Written request: With the pictures left out, write out exactly the lines from the one containing "Give me the matplotlib source for this chart." through the end.

BEGIN Input records

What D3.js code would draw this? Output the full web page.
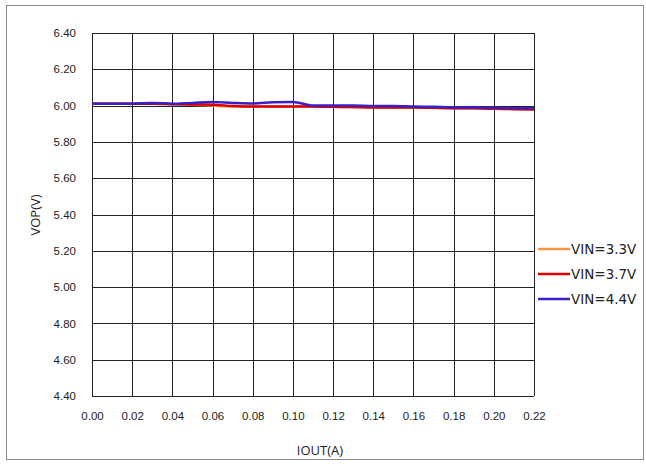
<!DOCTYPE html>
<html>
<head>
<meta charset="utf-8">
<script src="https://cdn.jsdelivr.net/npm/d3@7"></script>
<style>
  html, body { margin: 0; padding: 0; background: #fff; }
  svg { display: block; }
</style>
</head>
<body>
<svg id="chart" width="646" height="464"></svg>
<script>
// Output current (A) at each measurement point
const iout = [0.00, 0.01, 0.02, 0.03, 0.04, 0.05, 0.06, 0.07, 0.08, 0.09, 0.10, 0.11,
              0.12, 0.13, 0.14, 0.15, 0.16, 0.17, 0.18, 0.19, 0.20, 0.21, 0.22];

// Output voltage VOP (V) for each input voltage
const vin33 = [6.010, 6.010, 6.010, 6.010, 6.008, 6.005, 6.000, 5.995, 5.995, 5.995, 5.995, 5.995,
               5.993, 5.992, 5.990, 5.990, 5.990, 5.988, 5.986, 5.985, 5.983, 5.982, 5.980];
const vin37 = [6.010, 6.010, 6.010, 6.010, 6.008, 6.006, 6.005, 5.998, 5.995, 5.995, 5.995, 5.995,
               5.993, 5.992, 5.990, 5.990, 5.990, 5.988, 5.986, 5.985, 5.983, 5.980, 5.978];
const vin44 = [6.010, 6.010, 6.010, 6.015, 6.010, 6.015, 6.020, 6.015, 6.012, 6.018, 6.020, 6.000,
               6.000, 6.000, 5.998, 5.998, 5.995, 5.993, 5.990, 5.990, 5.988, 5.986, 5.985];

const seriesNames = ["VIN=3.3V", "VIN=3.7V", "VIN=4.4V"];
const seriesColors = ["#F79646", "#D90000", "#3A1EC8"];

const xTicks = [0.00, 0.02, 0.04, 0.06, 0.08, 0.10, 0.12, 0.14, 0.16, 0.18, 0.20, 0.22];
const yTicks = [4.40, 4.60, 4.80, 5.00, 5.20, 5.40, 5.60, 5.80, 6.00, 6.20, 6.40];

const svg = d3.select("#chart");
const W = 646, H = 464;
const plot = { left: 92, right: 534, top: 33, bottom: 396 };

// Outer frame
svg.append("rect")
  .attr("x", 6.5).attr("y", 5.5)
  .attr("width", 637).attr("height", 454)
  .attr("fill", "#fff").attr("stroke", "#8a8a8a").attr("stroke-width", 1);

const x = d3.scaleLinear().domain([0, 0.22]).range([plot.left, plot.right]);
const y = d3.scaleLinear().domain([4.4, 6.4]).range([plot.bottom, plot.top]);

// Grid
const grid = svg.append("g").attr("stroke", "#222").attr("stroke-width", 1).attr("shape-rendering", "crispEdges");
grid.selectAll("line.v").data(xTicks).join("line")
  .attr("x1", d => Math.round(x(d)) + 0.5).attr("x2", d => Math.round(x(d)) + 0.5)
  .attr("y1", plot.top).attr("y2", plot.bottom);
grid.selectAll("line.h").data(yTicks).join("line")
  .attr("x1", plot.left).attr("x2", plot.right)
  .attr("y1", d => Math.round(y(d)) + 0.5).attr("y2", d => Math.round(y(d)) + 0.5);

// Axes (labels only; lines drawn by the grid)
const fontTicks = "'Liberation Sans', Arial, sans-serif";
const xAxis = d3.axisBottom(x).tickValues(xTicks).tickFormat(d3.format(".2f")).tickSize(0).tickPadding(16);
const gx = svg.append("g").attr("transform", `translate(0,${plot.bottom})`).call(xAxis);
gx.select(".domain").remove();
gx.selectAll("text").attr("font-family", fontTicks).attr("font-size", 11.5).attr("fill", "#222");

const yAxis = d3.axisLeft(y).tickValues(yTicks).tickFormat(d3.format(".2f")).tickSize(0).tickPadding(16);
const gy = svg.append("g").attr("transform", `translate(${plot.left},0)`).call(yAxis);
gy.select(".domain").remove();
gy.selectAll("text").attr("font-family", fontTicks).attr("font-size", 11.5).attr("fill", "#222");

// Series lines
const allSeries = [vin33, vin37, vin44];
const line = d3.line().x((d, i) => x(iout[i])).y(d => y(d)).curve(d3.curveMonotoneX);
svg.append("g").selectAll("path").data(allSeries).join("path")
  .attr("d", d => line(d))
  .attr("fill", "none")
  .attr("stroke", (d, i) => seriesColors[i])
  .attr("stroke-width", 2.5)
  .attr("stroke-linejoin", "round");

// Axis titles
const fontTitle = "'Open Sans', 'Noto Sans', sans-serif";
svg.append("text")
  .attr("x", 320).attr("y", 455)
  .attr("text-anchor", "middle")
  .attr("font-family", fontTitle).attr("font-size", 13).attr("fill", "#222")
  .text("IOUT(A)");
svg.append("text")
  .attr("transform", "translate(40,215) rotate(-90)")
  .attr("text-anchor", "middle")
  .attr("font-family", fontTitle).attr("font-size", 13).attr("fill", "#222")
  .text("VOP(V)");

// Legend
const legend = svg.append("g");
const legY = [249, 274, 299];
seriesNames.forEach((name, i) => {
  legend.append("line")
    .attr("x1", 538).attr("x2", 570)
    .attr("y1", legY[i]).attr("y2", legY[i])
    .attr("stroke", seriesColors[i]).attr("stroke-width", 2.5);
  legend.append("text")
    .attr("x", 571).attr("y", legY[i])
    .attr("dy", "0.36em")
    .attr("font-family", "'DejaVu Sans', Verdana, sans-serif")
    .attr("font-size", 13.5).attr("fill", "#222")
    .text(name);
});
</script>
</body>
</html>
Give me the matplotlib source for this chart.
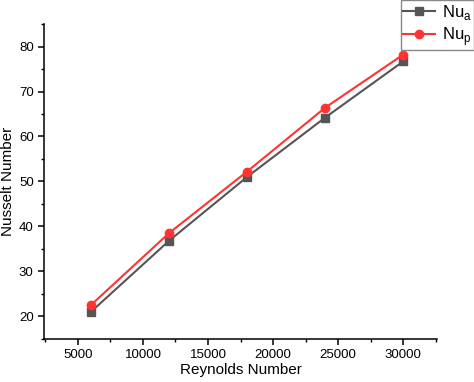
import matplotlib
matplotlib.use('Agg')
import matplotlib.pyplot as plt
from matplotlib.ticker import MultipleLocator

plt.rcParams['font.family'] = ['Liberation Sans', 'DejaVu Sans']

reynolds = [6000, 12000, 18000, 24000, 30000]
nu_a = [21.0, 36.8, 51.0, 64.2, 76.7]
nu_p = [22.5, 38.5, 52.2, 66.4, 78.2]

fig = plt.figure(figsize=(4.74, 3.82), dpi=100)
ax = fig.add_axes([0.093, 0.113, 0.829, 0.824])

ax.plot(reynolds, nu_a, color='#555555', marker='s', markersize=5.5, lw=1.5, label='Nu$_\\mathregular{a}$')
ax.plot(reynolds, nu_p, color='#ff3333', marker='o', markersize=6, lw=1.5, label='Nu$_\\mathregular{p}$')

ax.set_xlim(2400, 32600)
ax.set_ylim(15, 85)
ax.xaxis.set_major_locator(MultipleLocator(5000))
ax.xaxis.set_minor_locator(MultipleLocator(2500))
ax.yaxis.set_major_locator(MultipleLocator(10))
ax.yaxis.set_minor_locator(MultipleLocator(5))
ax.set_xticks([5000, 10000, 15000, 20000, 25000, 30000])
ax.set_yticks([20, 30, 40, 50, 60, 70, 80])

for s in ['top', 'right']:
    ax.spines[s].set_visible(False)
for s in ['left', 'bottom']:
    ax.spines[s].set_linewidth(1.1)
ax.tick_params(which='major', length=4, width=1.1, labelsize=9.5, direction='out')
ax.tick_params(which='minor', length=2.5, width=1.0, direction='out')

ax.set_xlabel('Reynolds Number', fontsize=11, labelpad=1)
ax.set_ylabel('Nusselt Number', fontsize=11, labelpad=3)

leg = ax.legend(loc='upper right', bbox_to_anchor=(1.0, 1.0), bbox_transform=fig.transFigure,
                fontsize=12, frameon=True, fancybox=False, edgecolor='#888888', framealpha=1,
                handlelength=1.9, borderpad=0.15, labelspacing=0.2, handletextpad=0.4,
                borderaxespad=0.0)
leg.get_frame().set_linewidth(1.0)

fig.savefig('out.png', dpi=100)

END Input records

Result below:
Give me the matplotlib source for this chart.
import matplotlib
matplotlib.use('Agg')
import matplotlib.pyplot as plt
from matplotlib.ticker import MultipleLocator

plt.rcParams['font.family'] = ['Liberation Sans', 'DejaVu Sans']

reynolds = [6000, 12000, 18000, 24000, 30000]
nu_a = [21.0, 36.8, 51.0, 64.2, 76.7]
nu_p = [22.5, 38.5, 52.2, 66.4, 78.2]

fig = plt.figure(figsize=(4.74, 3.82), dpi=100)
ax = fig.add_axes([0.093, 0.113, 0.829, 0.824])

ax.plot(reynolds, nu_a, color='#555555', marker='s', markersize=5.5, lw=1.5, label='Nu$_\\mathregular{a}$')
ax.plot(reynolds, nu_p, color='#ff3333', marker='o', markersize=6, lw=1.5, label='Nu$_\\mathregular{p}$')

ax.set_xlim(2400, 32600)
ax.set_ylim(15, 85)
ax.xaxis.set_major_locator(MultipleLocator(5000))
ax.xaxis.set_minor_locator(MultipleLocator(2500))
ax.yaxis.set_major_locator(MultipleLocator(10))
ax.yaxis.set_minor_locator(MultipleLocator(5))
ax.set_xticks([5000, 10000, 15000, 20000, 25000, 30000])
ax.set_yticks([20, 30, 40, 50, 60, 70, 80])

for s in ['top', 'right']:
    ax.spines[s].set_visible(False)
for s in ['left', 'bottom']:
    ax.spines[s].set_linewidth(1.1)
ax.tick_params(which='major', length=4, width=1.1, labelsize=9.5, direction='out')
ax.tick_params(which='minor', length=2.5, width=1.0, direction='out')

ax.set_xlabel('Reynolds Number', fontsize=11, labelpad=1)
ax.set_ylabel('Nusselt Number', fontsize=11, labelpad=3)

leg = ax.legend(loc='upper right', bbox_to_anchor=(1.0, 1.0), bbox_transform=fig.transFigure,
                fontsize=12, frameon=True, fancybox=False, edgecolor='#888888', framealpha=1,
                handlelength=1.9, borderpad=0.15, labelspacing=0.2, handletextpad=0.4,
                borderaxespad=0.0)
leg.get_frame().set_linewidth(1.0)

fig.savefig('out.png', dpi=100)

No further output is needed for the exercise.